**YOUR OBJECTIVE**
Copy each line of the data below exactly, leaving out pictures.

+ + + +

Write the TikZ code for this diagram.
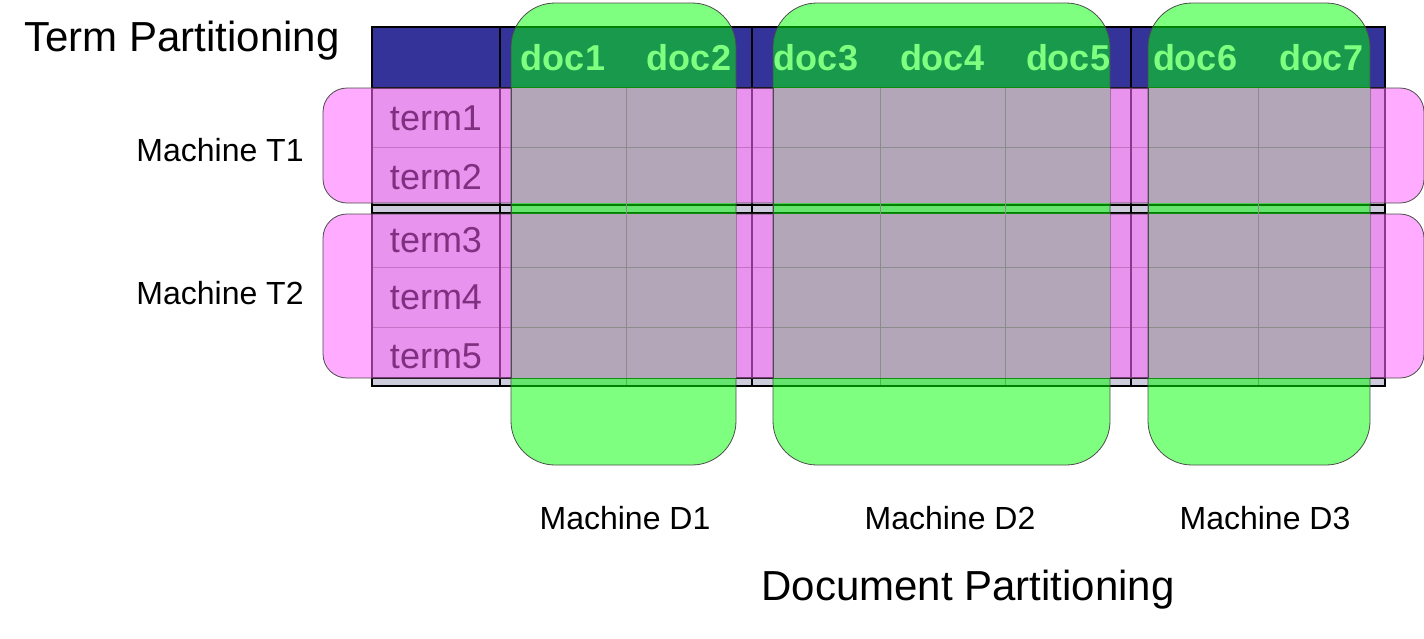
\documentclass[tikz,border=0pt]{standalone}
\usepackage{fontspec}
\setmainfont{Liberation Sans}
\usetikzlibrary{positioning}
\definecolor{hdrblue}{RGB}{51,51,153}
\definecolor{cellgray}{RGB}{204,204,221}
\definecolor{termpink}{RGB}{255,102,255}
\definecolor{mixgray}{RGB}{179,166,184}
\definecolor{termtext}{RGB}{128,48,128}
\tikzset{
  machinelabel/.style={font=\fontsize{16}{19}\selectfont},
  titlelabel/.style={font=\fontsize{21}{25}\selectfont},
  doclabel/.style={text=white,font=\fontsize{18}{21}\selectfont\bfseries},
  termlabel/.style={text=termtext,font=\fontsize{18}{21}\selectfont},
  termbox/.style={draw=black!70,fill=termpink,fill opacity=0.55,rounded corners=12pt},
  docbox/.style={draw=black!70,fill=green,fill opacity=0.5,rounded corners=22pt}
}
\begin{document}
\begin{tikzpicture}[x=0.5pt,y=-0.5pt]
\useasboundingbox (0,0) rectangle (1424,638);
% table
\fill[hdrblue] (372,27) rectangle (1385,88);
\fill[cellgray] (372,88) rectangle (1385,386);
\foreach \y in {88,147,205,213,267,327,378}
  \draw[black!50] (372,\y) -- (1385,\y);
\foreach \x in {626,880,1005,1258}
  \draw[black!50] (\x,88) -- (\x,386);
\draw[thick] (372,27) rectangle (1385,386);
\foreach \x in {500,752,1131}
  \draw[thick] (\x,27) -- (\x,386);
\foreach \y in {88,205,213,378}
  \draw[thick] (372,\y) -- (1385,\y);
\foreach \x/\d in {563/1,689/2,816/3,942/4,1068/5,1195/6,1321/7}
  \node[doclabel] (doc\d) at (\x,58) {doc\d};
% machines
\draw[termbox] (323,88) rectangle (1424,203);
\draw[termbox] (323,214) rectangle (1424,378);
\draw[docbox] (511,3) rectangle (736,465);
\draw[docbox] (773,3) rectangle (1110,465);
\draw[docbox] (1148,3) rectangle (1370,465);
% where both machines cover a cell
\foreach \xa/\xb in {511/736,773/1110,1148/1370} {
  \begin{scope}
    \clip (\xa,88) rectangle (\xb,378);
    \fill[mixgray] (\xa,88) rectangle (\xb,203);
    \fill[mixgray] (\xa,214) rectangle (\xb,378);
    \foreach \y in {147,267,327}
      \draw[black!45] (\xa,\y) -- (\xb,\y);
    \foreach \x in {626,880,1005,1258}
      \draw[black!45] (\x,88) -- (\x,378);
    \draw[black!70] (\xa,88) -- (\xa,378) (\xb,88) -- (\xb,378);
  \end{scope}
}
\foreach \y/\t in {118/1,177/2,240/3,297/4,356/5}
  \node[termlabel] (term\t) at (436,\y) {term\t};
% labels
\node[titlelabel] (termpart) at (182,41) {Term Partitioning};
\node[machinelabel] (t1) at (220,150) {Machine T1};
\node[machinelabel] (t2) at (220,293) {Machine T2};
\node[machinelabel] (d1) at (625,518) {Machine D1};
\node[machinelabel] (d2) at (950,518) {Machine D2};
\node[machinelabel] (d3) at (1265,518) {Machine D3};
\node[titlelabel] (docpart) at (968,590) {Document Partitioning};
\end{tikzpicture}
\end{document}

+ + + +

**WRITTEN SOLUTION**
Write the TikZ code for this diagram.
\documentclass[tikz,border=0pt]{standalone}
\usepackage{fontspec}
\setmainfont{Liberation Sans}
\usetikzlibrary{positioning}
\definecolor{hdrblue}{RGB}{51,51,153}
\definecolor{cellgray}{RGB}{204,204,221}
\definecolor{termpink}{RGB}{255,102,255}
\definecolor{mixgray}{RGB}{179,166,184}
\definecolor{termtext}{RGB}{128,48,128}
\tikzset{
  machinelabel/.style={font=\fontsize{16}{19}\selectfont},
  titlelabel/.style={font=\fontsize{21}{25}\selectfont},
  doclabel/.style={text=white,font=\fontsize{18}{21}\selectfont\bfseries},
  termlabel/.style={text=termtext,font=\fontsize{18}{21}\selectfont},
  termbox/.style={draw=black!70,fill=termpink,fill opacity=0.55,rounded corners=12pt},
  docbox/.style={draw=black!70,fill=green,fill opacity=0.5,rounded corners=22pt}
}
\begin{document}
\begin{tikzpicture}[x=0.5pt,y=-0.5pt]
\useasboundingbox (0,0) rectangle (1424,638);
% table
\fill[hdrblue] (372,27) rectangle (1385,88);
\fill[cellgray] (372,88) rectangle (1385,386);
\foreach \y in {88,147,205,213,267,327,378}
  \draw[black!50] (372,\y) -- (1385,\y);
\foreach \x in {626,880,1005,1258}
  \draw[black!50] (\x,88) -- (\x,386);
\draw[thick] (372,27) rectangle (1385,386);
\foreach \x in {500,752,1131}
  \draw[thick] (\x,27) -- (\x,386);
\foreach \y in {88,205,213,378}
  \draw[thick] (372,\y) -- (1385,\y);
\foreach \x/\d in {563/1,689/2,816/3,942/4,1068/5,1195/6,1321/7}
  \node[doclabel] (doc\d) at (\x,58) {doc\d};
% machines
\draw[termbox] (323,88) rectangle (1424,203);
\draw[termbox] (323,214) rectangle (1424,378);
\draw[docbox] (511,3) rectangle (736,465);
\draw[docbox] (773,3) rectangle (1110,465);
\draw[docbox] (1148,3) rectangle (1370,465);
% where both machines cover a cell
\foreach \xa/\xb in {511/736,773/1110,1148/1370} {
  \begin{scope}
    \clip (\xa,88) rectangle (\xb,378);
    \fill[mixgray] (\xa,88) rectangle (\xb,203);
    \fill[mixgray] (\xa,214) rectangle (\xb,378);
    \foreach \y in {147,267,327}
      \draw[black!45] (\xa,\y) -- (\xb,\y);
    \foreach \x in {626,880,1005,1258}
      \draw[black!45] (\x,88) -- (\x,378);
    \draw[black!70] (\xa,88) -- (\xa,378) (\xb,88) -- (\xb,378);
  \end{scope}
}
\foreach \y/\t in {118/1,177/2,240/3,297/4,356/5}
  \node[termlabel] (term\t) at (436,\y) {term\t};
% labels
\node[titlelabel] (termpart) at (182,41) {Term Partitioning};
\node[machinelabel] (t1) at (220,150) {Machine T1};
\node[machinelabel] (t2) at (220,293) {Machine T2};
\node[machinelabel] (d1) at (625,518) {Machine D1};
\node[machinelabel] (d2) at (950,518) {Machine D2};
\node[machinelabel] (d3) at (1265,518) {Machine D3};
\node[titlelabel] (docpart) at (968,590) {Document Partitioning};
\end{tikzpicture}
\end{document}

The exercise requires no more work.